A systematic review of microplastics in coral reef ecosystems: Abundance, distribution, toxicity, and future research directions
This systematic review examined 125 studies on microplastic pollution in coral reef ecosystems. Corals are ingesting microplastics, which can cause tissue damage, stress responses, and impaired growth. Since coral reefs support roughly 25% of all marine species and many fisheries that feed coastal communities, their contamination with microplastics has far-reaching consequences for ocean health and food security.
No short-term effect of sinking microplastics on heterotrophy or sediment clearing in the tropical coral Stylophora pistillata
The tropical coral Stylophora pistillata was exposed to sinking microplastics at concentrations closer to environmentally realistic levels than most prior studies, finding no significant short-term effects on sediment shedding behavior or heterotrophic feeding rates. The study suggests that corals may not be acutely impaired by microplastic concentrations typical of tropical reef environments, though longer-term effects remain unstudied.
Responses of reef building corals to microplastic exposure
Researchers exposed six species of small-polyp stony corals to polyethylene microplastics to characterize their responses and potential health effects. They found that corals interacted with the particles through ingestion and adhesion, with responses varying by species and coral morphology. The study suggests that microplastic exposure could affect reef-building corals, which are already under stress from climate change and ocean acidification.

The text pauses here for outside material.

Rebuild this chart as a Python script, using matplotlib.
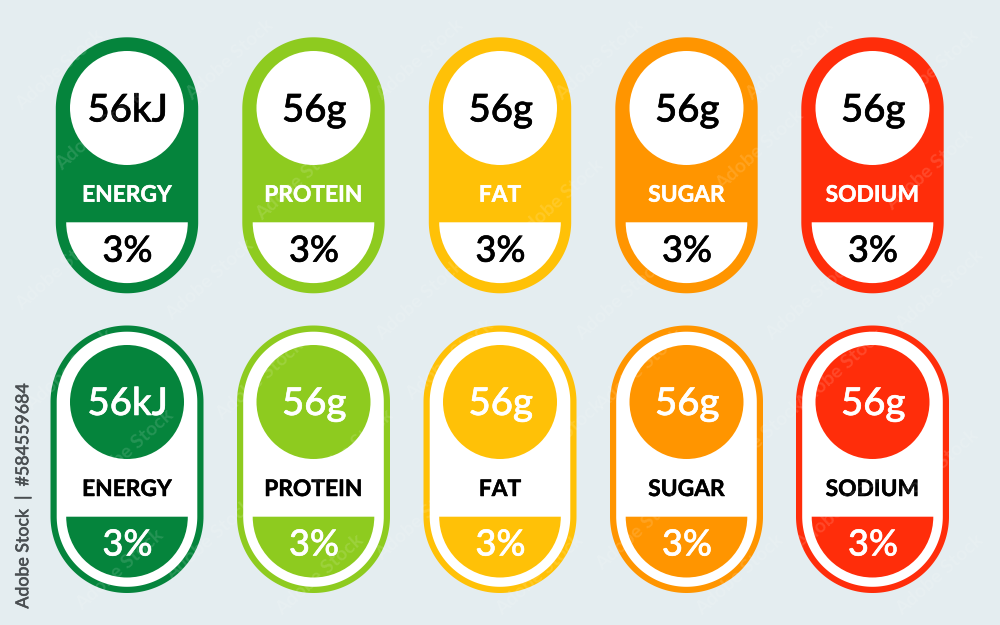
import numpy as np
import matplotlib
matplotlib.use("Agg")
import matplotlib.pyplot as plt
import matplotlib.patheffects as pe
from matplotlib.patches import Circle, Wedge, Polygon

categories = ["ENERGY", "PROTEIN", "FAT", "SUGAR", "SODIUM"]
amounts = ["56kJ", "56g", "56g", "56g", "56g"]
percents = ["3%", "3%", "3%", "3%", "3%"]
colours = ["#05843c", "#8ecb1f", "#ffc107", "#ff9500", "#ff2d0a"]
centres = [127, 313.5, 500, 686.5, 872.5]
watermarks = [(60, 70), (230, 60), (420, 60), (600, 60), (790, 60), (935, 70),
              (100, 130), (300, 180), (560, 200), (760, 150), (930, 170),
              (60, 270), (210, 280), (420, 300), (620, 300), (810, 300), (940, 290),
              (70, 370), (260, 380), (450, 360), (640, 370), (840, 370),
              (130, 450), (350, 450), (560, 440), (760, 440), (935, 470),
              (210, 540), (420, 520), (640, 530), (840, 510), (120, 570),
              (320, 575), (540, 575), (740, 575), (940, 575)]

BG = "#e4edf0"
FONT = "Lato"

fig = plt.figure(figsize=(10, 6.25), dpi=100, facecolor=BG)
ax = fig.add_axes([0, 0, 1, 1])
ax.set_xlim(0, 1000)
ax.set_ylim(625, 0)
ax.axis("off")


def pill(cx, top, bottom, r, colour, z):
    t = np.linspace(np.pi, 2 * np.pi, 120)
    upper = np.c_[cx + r * np.cos(t), top + r + r * np.sin(t)]
    t = np.linspace(0, np.pi, 120)
    lower = np.c_[cx + r * np.cos(t), bottom - r + r * np.sin(t)]
    ax.add_patch(Polygon(np.vstack([upper, lower]), closed=True, fc=colour, ec="none", zorder=z))


def label(x, y, s, size, colour, weight="medium", extra=0.45):
    ax.text(x, y, s, fontsize=size, color=colour, ha="center", va="baseline",
            family=[FONT, "DejaVu Sans"], weight=weight, zorder=6,
            path_effects=[pe.withStroke(linewidth=extra, foreground=colour)])


for cx, cat, amt, pct, col in zip(centres, categories, amounts, percents, colours):
    # top row: solid pill
    pill(cx, 37.3, 293.3, 71.2, col, 2)
    ax.add_patch(Circle((cx, 108), 57, fc="white", ec="none", zorder=3))
    ax.add_patch(Wedge((cx, 222.3), 60.8, 0, 180, fc="white", ec="none", zorder=3))
    label(cx + 0.8, 121.5, amt, 27.6, "black")
    label(cx, 201.7, cat, 16.4, "white", "bold", 0.35)
    label(cx + 0.4, 261.7, pct, 26, "black")

    # bottom row: outlined pill
    pill(cx, 325.5, 593, 76.5, col, 2)
    pill(cx, 331.7, 586.8, 70.3, "white", 3)
    ax.add_patch(Circle((cx, 402), 57, fc=col, ec="none", zorder=4))
    ax.add_patch(Wedge((cx, 516.7), 60.8, 0, 180, fc=col, ec="none", zorder=4))
    label(cx + 0.8, 415, amt, 27.6, "white")
    label(cx, 496, cat, 16.4, "black", "bold", 0.35)
    label(cx + 0.4, 555.5, pct, 26, "white")

for x, y in watermarks:
    ax.text(x, y, "Adobe Stock", fontsize=14, color="white", alpha=0.13, rotation=42,
            ha="center", va="center", family=[FONT, "DejaVu Sans"], weight="bold", zorder=7)

ax.text(23, 496, "Adobe Stock  |  #584559684", fontsize=12.8, color="#4a4f52", rotation=90,
        ha="center", va="center", family=[FONT, "DejaVu Sans"], zorder=7,
        path_effects=[pe.withStroke(linewidth=0.4, foreground="#4a4f52")])

fig.savefig("out.png", dpi=100, facecolor=BG)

Future of coral bleaching research
Despite its title, this paper focuses on the science and policy of coral bleaching caused by ocean warming — not microplastic pollution. It outlines a research agenda for an NSF-funded coral bleaching research network, addressing bleaching thresholds, monitoring technology, and conservation policy. Microplastics are not a subject of the paper and it is not relevant to microplastic pollution research.
Microplastics in corals: An emergent threat
A summary of recent research found that microplastics impair coral health through species-specific mechanisms including reduced growth, altered enzymatic activity, increased mucus production, disrupted coral-algae symbiosis, and bleaching — with effects observed even at concentrations below current environmental maxima.
Patterns, dynamics and consequences of microplastic ingestion by the temperate coral, Astrangia poculata
This study documented microplastic ingestion by the temperate coral Astrangia poculata in Rhode Island, finding that corals readily ingested plastic particles and retained them in their gastrovascular cavity for extended periods. The findings suggest that even non-tropical corals outside heavily polluted regions are regularly exposed to microplastics through their normal filter-feeding behavior.
Effects of Microplastics Exposure on the Acropora sp. Antioxidant, Immunization and Energy Metabolism Enzyme Activities
Researchers exposed Acropora coral fragments to microplastics and measured antioxidant enzyme activity, immune markers, and energy metabolism enzymes, finding that MP exposure elevated oxidative stress and suppressed immune function, with effects worsening at higher concentrations.
Coral reef attributes associated with microplastic exposure
Researchers measured microplastic concentrations in ocean water and coral tissue samples from two coral species in the U.S. Virgin Islands and Florida, providing the first documentation of microplastics in corals from these locations. Most particles identified were cotton or polyester fibers. Surprisingly, higher microplastic levels in coral tissue were positively associated with coral density, rugosity, and percent coral cover, suggesting that microplastics may not have immediate adverse effects on reef health.